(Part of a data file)
___
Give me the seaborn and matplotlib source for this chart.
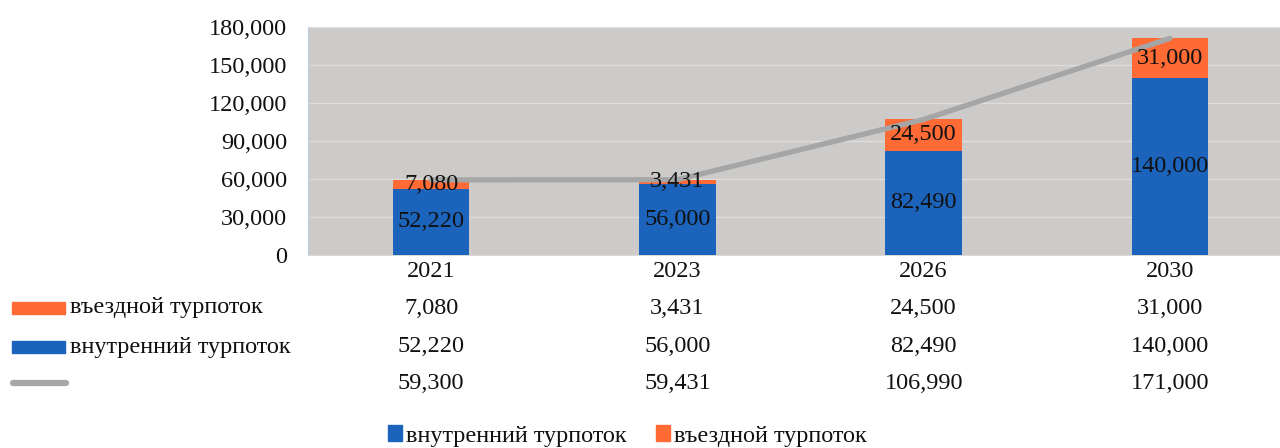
import numpy as np
import matplotlib
matplotlib.use('Agg')
import matplotlib.pyplot as plt
import matplotlib.transforms as mtransforms
from matplotlib.patches import Rectangle, Patch
from matplotlib.lines import Line2D
import seaborn as sns

years = ['2021', '2023', '2026', '2030']
domestic = [52220, 56000, 82490, 140000]
inbound = [7080, 3431, 24500, 31000]
totals = [59300, 59431, 106990, 171000]

label_domestic = 'внутренний турпоток'
label_inbound = 'въездной турпоток'

c_blue = '#1C63BB'
c_orange = '#FF6A35'
c_gray = '#A6A6A6'
c_bg = '#CCCBCA'
fs = 17.5

sns.set_style('white')
plt.rcParams['font.family'] = ['Liberation Serif', 'DejaVu Serif']
plt.rcParams['text.color'] = '#111111'

fig = plt.figure(figsize=(12.8, 4.48), dpi=100)
ax = fig.add_axes([308 / 1280, 1 - 255 / 448, 1 - 308 / 1280, 228 / 448])
ax.set_facecolor(c_bg)

pos = np.arange(len(years))
stack_top = [d + i for d, i in zip(domestic, inbound)]

# orange first (full height), blue drawn over it
sns.barplot(x=years, y=stack_top, color=c_orange, width=0.31, saturation=1,
            linewidth=0, ax=ax, zorder=2)
sns.barplot(x=years, y=domestic, color=c_blue, width=0.31, saturation=1,
            linewidth=0, ax=ax, zorder=3)
sns.lineplot(x=pos, y=totals, color=c_gray, lw=3.8, ax=ax, zorder=4,
             solid_capstyle='round')

for i in range(len(years)):
    ax.text(pos[i], domestic[i] / 2, f'{domestic[i]:,}', ha='center', va='center',
            fontsize=fs, zorder=5)
    ax.text(pos[i], domestic[i] + inbound[i] / 2, f'{inbound[i]:,}', ha='center',
            va='center', fontsize=fs, zorder=5)

ax.set_ylim(0, 180000)
ax.set_xlim(-0.5, 3.447)
ax.set_yticks(range(0, 180001, 30000))
ax.set_yticklabels([f'{v:,}' for v in range(0, 180001, 30000)], fontsize=fs,
                   color='#111111')
ax.set_xticks(pos)
ax.set_xticklabels(years, fontsize=fs, color='#111111')
ax.tick_params(axis='y', length=0, pad=15)
ax.tick_params(axis='x', length=0, pad=4)
ax.yaxis.grid(True, color='#DEDDDC', lw=1, zorder=0)
ax.set_axisbelow(True)
ax.set_xlabel('')
ax.set_ylabel('')
for s in ['top', 'right']:
    ax.spines[s].set_visible(False)
ax.spines['left'].set_color('#B9CBE6')
ax.spines['bottom'].set_color('#D9D9D9')

# data table under the chart
trans = mtransforms.blended_transform_factory(ax.transData, fig.transFigure)
rows = [inbound, domestic, totals]
row_y = [1 - 308 / 448, 1 - 347 / 448, 1 - 383 / 448]
for vals, y in zip(rows, row_y):
    for i, v in enumerate(vals):
        fig.text(pos[i], y, f'{v:,}', transform=trans, ha='center', va='center',
                 fontsize=fs)

fig.text(70 / 1280, row_y[0], label_inbound, ha='left', va='center', fontsize=fs)
fig.text(70 / 1280, row_y[1], label_domestic, ha='left', va='center', fontsize=fs)
fig.patches.append(Rectangle((12 / 1280, row_y[0] - 6 / 448), 53 / 1280, 12 / 448,
                             color=c_orange, transform=fig.transFigure))
fig.patches.append(Rectangle((12 / 1280, row_y[1] - 6 / 448), 53 / 1280, 12 / 448,
                             color=c_blue, transform=fig.transFigure))
fig.lines.append(Line2D([13 / 1280, 66 / 1280], [row_y[2], row_y[2]], lw=4.5,
                        color=c_gray, solid_capstyle='round',
                        transform=fig.transFigure))

handles = [Patch(color=c_blue, label=label_domestic),
           Patch(color=c_orange, label=label_inbound)]
fig.legend(handles=handles, loc='center', bbox_to_anchor=(0.49, 1 - 436 / 448),
           ncol=2, frameon=False, fontsize=fs, handlelength=0.6, handleheight=0.6,
           handletextpad=0.15, columnspacing=1.2, borderpad=0)

fig.savefig('out.png', dpi=100)
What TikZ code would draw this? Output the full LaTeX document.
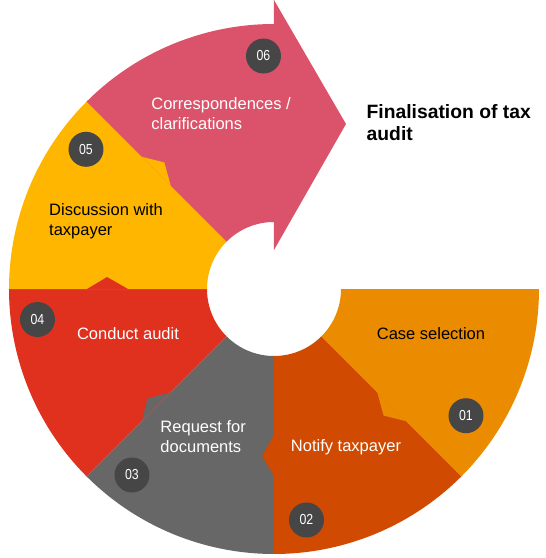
\documentclass[tikz,border=0pt]{standalone}
\usepackage{fontspec}
\setmainfont{Liberation Sans}
\newfontfamily\badgefont[FakeStretch=0.85]{Liberation Sans}
\definecolor{caseorange}{HTML}{EB8C00}
\definecolor{notifyorange}{HTML}{D04A02}
\definecolor{requestgrey}{HTML}{676767}
\definecolor{auditred}{HTML}{E0301E}
\definecolor{discussyellow}{HTML}{FFB600}
\definecolor{finalpink}{HTML}{DB536A}
\definecolor{badgegrey}{HTML}{464646}
\begin{document}
\begin{tikzpicture}[x=1pt,y=1pt,
  badge/.style={circle,fill=badgegrey,minimum size=35pt,inner sep=0pt,
    text=white,font=\badgefont\fontsize{14.5}{14.5}\selectfont},
  steplabel/.style={inner sep=0pt,align=left,font=\fontsize{16.5}{20}\selectfont},
  goallabel/.style={inner sep=0pt,align=left,font=\fontsize{19.3}{22.5}\selectfont\bfseries}]
\useasboundingbox (-274,-269) rectangle (272,289);
% ring segments
\fill[caseorange] (0:67) -- (0:265) arc[start angle=0,end angle=-45,radius=265] -- (-45:67) arc[start angle=-45,end angle=0,radius=67] -- cycle;
\fill[notifyorange] (-45:67) -- (-45:265) arc[start angle=-45,end angle=-90,radius=265] -- (-90:67) arc[start angle=-90,end angle=-45,radius=67] -- cycle;
\fill[requestgrey] (-90:67) -- (-90:265) arc[start angle=-90,end angle=-135,radius=265] -- (-135:67) arc[start angle=-135,end angle=-90,radius=67] -- cycle;
\fill[auditred] (-135:67) -- (-135:265) arc[start angle=-135,end angle=-180,radius=265] -- (-180:67) arc[start angle=-180,end angle=-135,radius=67] -- cycle;
\fill[discussyellow] (180:67) -- (180:265) arc[start angle=180,end angle=135,radius=265] -- (135:67) arc[start angle=135,end angle=180,radius=67] -- cycle;
\fill[finalpink] (135:67) -- (135:265) arc[start angle=135,end angle=90,radius=265] -- (90:67) arc[start angle=90,end angle=135,radius=67] -- cycle;
% arrow head
\fill[finalpink] (0,289) -- (72,165) -- (0,39) -- cycle;
% puzzle tabs
\fill[caseorange] (-45:146) -- (-49.1:167.4) -- (-45:187) -- cycle;
\fill[notifyorange] (-90:146) -- (-94.1:167.4) -- (-90:187) -- cycle;
\fill[requestgrey] (-135:146) -- (-139.1:167.4) -- (-135:187) -- cycle;
\fill[auditred] (180:146) -- (175.9:167.4) -- (180:187) -- cycle;
\fill[discussyellow] (135:146) -- (130.9:167.4) -- (135:187) -- cycle;
% labels
\node[steplabel] (case) at (157,-45) {Case selection};
\node[steplabel,text=white] (notify) at (72,-158) {Notify taxpayer};
\node[steplabel,text=white,anchor=west] (request) at (-113.7,-147.7) {Request for\\documents};
\node[steplabel,text=white] (audit) at (-146,-45) {Conduct audit};
\node[steplabel,anchor=west] (discuss) at (-225,67.3) {Discussion with\\taxpayer};
\node[steplabel,text=white,anchor=west] (corresp) at (-122.8,175.7) {Correspondences /\\clarifications};
\node[goallabel,anchor=west] (final) at (92.5,166.2) {Finalisation of tax\\audit};
% step numbers
\node[badge] (n1) at (192,-126.7) {01};
\node[badge] (n2) at (32.5,-231) {02};
\node[badge] (n3) at (-142,-186) {03};
\node[badge] (n4) at (-236.5,-30.5) {04};
\node[badge] (n5) at (-188,139.7) {05};
\node[badge] (n6) at (-10.5,233) {06};
\end{tikzpicture}
\end{document}
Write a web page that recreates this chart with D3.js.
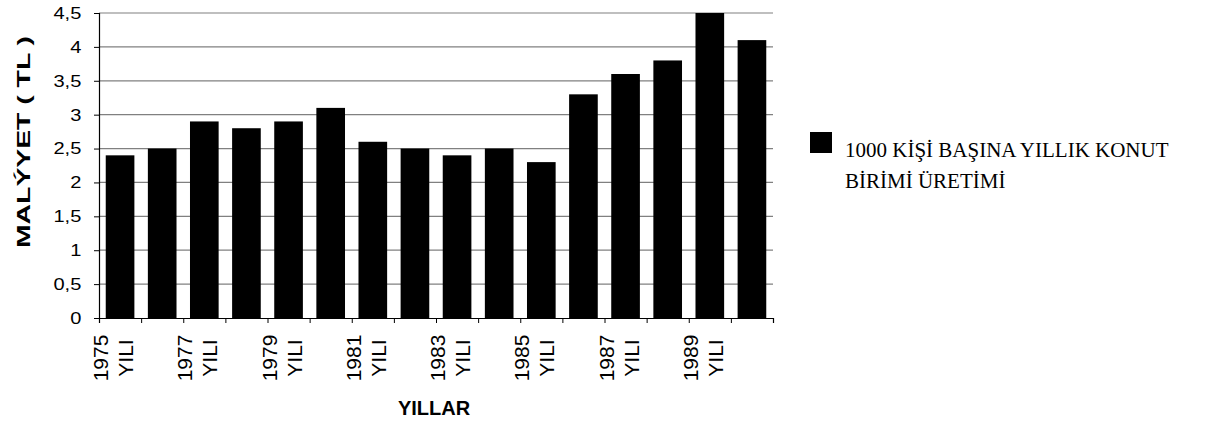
<!DOCTYPE html>
<html>
<head>
<meta charset="utf-8">
<script src="https://cdn.jsdelivr.net/npm/d3@7"></script>
<style>
  body { margin: 0; background: white; }
  svg { display: block; }
</style>
</head>
<body>
<div id="chart"></div>
<script>
// data
var years = ["1975", "1976", "1977", "1978", "1979", "1980", "1981", "1982",
             "1983", "1984", "1985", "1986", "1987", "1988", "1989", "1990"];
var values = [2.4, 2.5, 2.9, 2.8, 2.9, 3.1, 2.6, 2.5, 2.4, 2.5, 2.3, 3.3, 3.6, 3.8, 4.5, 4.1];
var yTicks = [0, 0.5, 1, 1.5, 2, 2.5, 3, 3.5, 4, 4.5];
var seriesName = ["1000 KİŞİ BAŞINA YILLIK KONUT", "BİRİMİ ÜRETİMİ"];

var width = 1213, height = 427;
var plot = {left: 99, right: 773, top: 13, bottom: 318};

var svg = d3.select("#chart")
    .append("svg")
    .attr("width", width)
    .attr("height", height);

var x = d3.scaleBand()
    .domain(years)
    .range([plot.left, plot.right])
    .paddingInner(0.32)
    .paddingOuter(0.16);

var y = d3.scaleLinear()
    .domain([0, 4.5])
    .range([plot.bottom, plot.top]);

// gridlines
svg.append("g")
    .selectAll("line")
    .data(yTicks.filter(function (d) { return d > 0; }))
    .enter().append("line")
    .attr("x1", plot.left)
    .attr("x2", plot.right)
    .attr("y1", function (d) { return y(d); })
    .attr("y2", function (d) { return y(d); })
    .attr("stroke", "#808080")
    .attr("stroke-width", 1.2);

// bars
svg.append("g").selectAll(".bar")
    .data(values)
    .enter().append("rect")
    .attr("class", "bar")
    .attr("x", function (d, i) { return x(years[i]); })
    .attr("y", function (d) { return y(d); })
    .attr("width", x.bandwidth())
    .attr("height", function (d) { return y(0) - y(d); })
    .attr("fill", "black");

// Y axis
var yAxis = svg.append("g")
    .attr("transform", "translate(" + plot.left + ",0)")
    .call(d3.axisLeft(y).tickValues(yTicks).tickSize(5).tickFormat(function (d) {
        return String(d).replace(".", ",");
    }));
yAxis.select(".domain").attr("stroke", "black").attr("stroke-width", 1.2);
yAxis.selectAll(".tick line").attr("stroke", "black");
yAxis.selectAll(".tick text")
    .attr("x", -15)
    .attr("transform", "scale(1.18,1)")
    .style("font-family", "Liberation Sans, Arial, sans-serif")
    .style("font-size", "17px")
    .attr("fill", "black");

// X axis: tick marks sit on category boundaries
var xb = d3.scaleLinear().domain([0, years.length]).range([plot.left, plot.right]);
var xAxis = svg.append("g")
    .attr("transform", "translate(0," + plot.bottom + ")")
    .call(d3.axisBottom(xb).tickValues(d3.range(years.length + 1)).tickSize(5).tickFormat(""));
xAxis.select(".domain").attr("stroke", "black").attr("stroke-width", 1.2);
xAxis.selectAll(".tick line").attr("stroke", "black");

// category labels, every other year, two rotated lines
var lab = svg.append("g").selectAll(".xlab")
    .data(years.filter(function (d, i) { return i % 2 === 0; }))
    .enter().append("text")
    .attr("class", "xlab")
    .attr("transform", function (d) {
        return "translate(" + (x(d) + x.bandwidth() / 2 - 2) + ",358) rotate(-90)";
    })
    .attr("text-anchor", "middle")
    .style("font-family", "Liberation Sans, Arial, sans-serif")
    .style("font-size", "21px")
    .attr("fill", "black");
lab.append("tspan").attr("x", 0).attr("y", -10).text(function (d) { return d; });
lab.append("tspan").attr("x", 0).attr("y", 15).text("YILI");

// axis titles
svg.append("text")
    .attr("x", 434)
    .attr("y", 415)
    .attr("text-anchor", "middle")
    .style("font-family", "Liberation Sans, Arial, sans-serif")
    .style("font-weight", "bold")
    .style("font-size", "20px")
    .text("YILLAR");

svg.append("text")
    .attr("transform", "translate(23,142) rotate(-90)")
    .attr("y", 7)
    .attr("text-anchor", "middle")
    .attr("textLength", 212)
    .attr("lengthAdjust", "spacingAndGlyphs")
    .style("font-family", "Liberation Sans, Arial, sans-serif")
    .style("font-weight", "bold")
    .style("font-size", "19px")
    .text("MALÝYET ( TL )");

// legend
var legend = svg.append("g");
legend.append("rect")
    .attr("x", 810)
    .attr("y", 132)
    .attr("width", 22)
    .attr("height", 21)
    .attr("fill", "black");
legend.selectAll("text")
    .data(seriesName)
    .enter().append("text")
    .attr("x", 845)
    .attr("y", function (d, i) { return 157 + i * 31; })
    .style("font-family", "Liberation Serif, Times New Roman, serif")
    .style("font-size", "21px")
    .attr("fill", "black")
    .text(function (d) { return d; });
</script>
</body>
</html>
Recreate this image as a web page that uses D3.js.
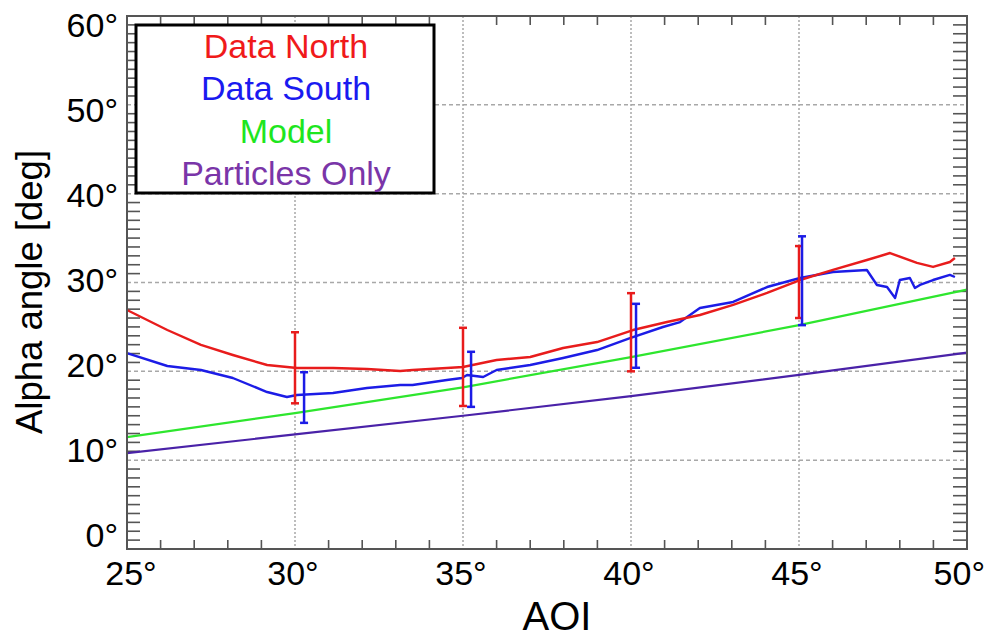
___
Return nothing but the lines running from the start of the data to the line with "va='center', fontsize=fs, zorder=5)", please, both ends included and no pictures.

**FINAL RESULT**
Give me the seaborn and matplotlib source for this chart.
import numpy as np
import matplotlib
matplotlib.use('Agg')
import matplotlib.pyplot as plt
import matplotlib.transforms as mtransforms
from matplotlib.patches import Rectangle, Patch
from matplotlib.lines import Line2D
import seaborn as sns

years = ['2021', '2023', '2026', '2030']
domestic = [52220, 56000, 82490, 140000]
inbound = [7080, 3431, 24500, 31000]
totals = [59300, 59431, 106990, 171000]

label_domestic = 'внутренний турпоток'
label_inbound = 'въездной турпоток'

c_blue = '#1C63BB'
c_orange = '#FF6A35'
c_gray = '#A6A6A6'
c_bg = '#CCCBCA'
fs = 17.5

sns.set_style('white')
plt.rcParams['font.family'] = ['Liberation Serif', 'DejaVu Serif']
plt.rcParams['text.color'] = '#111111'

fig = plt.figure(figsize=(12.8, 4.48), dpi=100)
ax = fig.add_axes([308 / 1280, 1 - 255 / 448, 1 - 308 / 1280, 228 / 448])
ax.set_facecolor(c_bg)

pos = np.arange(len(years))
stack_top = [d + i for d, i in zip(domestic, inbound)]

# orange first (full height), blue drawn over it
sns.barplot(x=years, y=stack_top, color=c_orange, width=0.31, saturation=1,
            linewidth=0, ax=ax, zorder=2)
sns.barplot(x=years, y=domestic, color=c_blue, width=0.31, saturation=1,
            linewidth=0, ax=ax, zorder=3)
sns.lineplot(x=pos, y=totals, color=c_gray, lw=3.8, ax=ax, zorder=4,
             solid_capstyle='round')

for i in range(len(years)):
    ax.text(pos[i], domestic[i] / 2, f'{domestic[i]:,}', ha='center', va='center',
            fontsize=fs, zorder=5)
    ax.text(pos[i], domestic[i] + inbound[i] / 2, f'{inbound[i]:,}', ha='center',
            va='center', fontsize=fs, zorder=5)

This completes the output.